Whose music is whose becomes more complicated in the United States. German, Hungarian and Polish immigrants in the 19th century didn't import classical music; they brought it with them. Maybe European music has as much a proprietary claim to original Americanness as the country's own black tradition. Or is the real America in sound the beating drums and ritual whoops of Iroquois and Sioux?

The last argument may be in trouble. Recent anthropological musings suggest that some form of Caucasian may have beat the Indian to America after all, a possibility that sits uneasily with tribal lawyers suing for the return of, or compensation for, confiscated lands. For who knows from whom, if anybody, tribes got their territory in the first place? Did some prehistoric Bach once sound through the canyons of New Mexico? To anyone interested in the question of aborigine and interloper, I suggest "The Enigma of Arrival" by V. S. Naipul.

Similar questions can be argued in the public spaces of Havana, all teeming with live popular music. Trios and quartets of guitarists and singers seem to go with every place that sells a drink or food to eat. My bus passed by a big curbside band including oboes and a cello; I wish I had heard them play. Next to the gritty intricacy of "The Buena Vista Social Club," most of these musicians seem bland.
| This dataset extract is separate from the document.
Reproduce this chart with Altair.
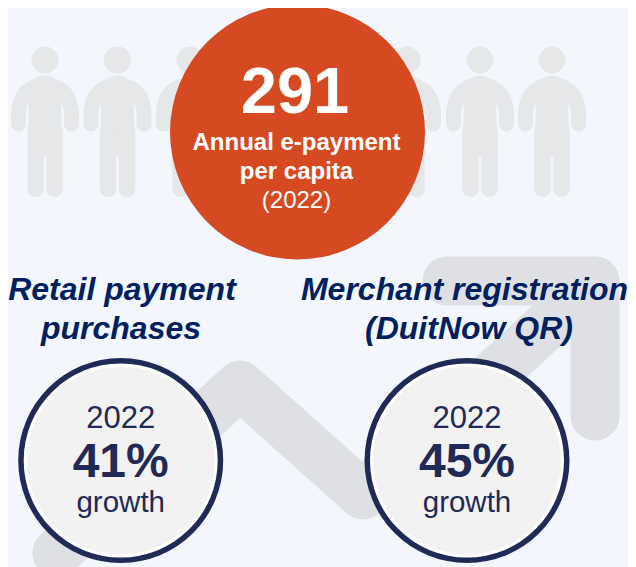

Rhythmic complication is smoothed out; the rough edges of singing style are sandpapered clean. But the basic impulses of Cuban music are there to be heard.
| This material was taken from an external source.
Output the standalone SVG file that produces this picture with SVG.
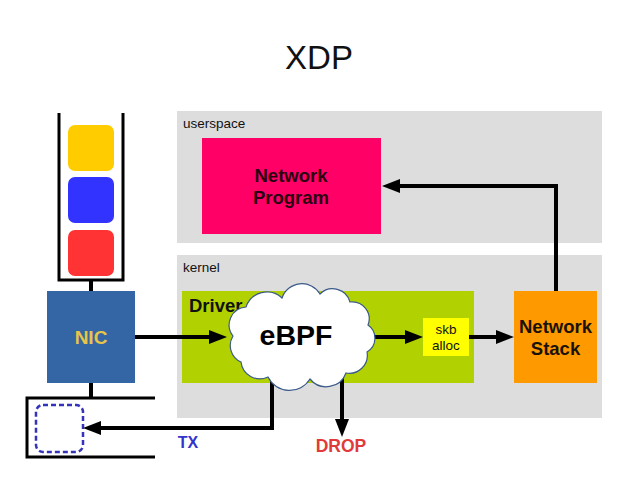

The Milwaukee Symphony did have its grateful audience of conservatory students, older music lovers and children, but with the incessant hum of another music all around it, the image of a small and isolated enclave was not far off. Liszt and Strauss played by a major orchestra made a nice change, but the next important music of this world may arrive not by way of New York or Vienna concert halls but from the streets of Latin America.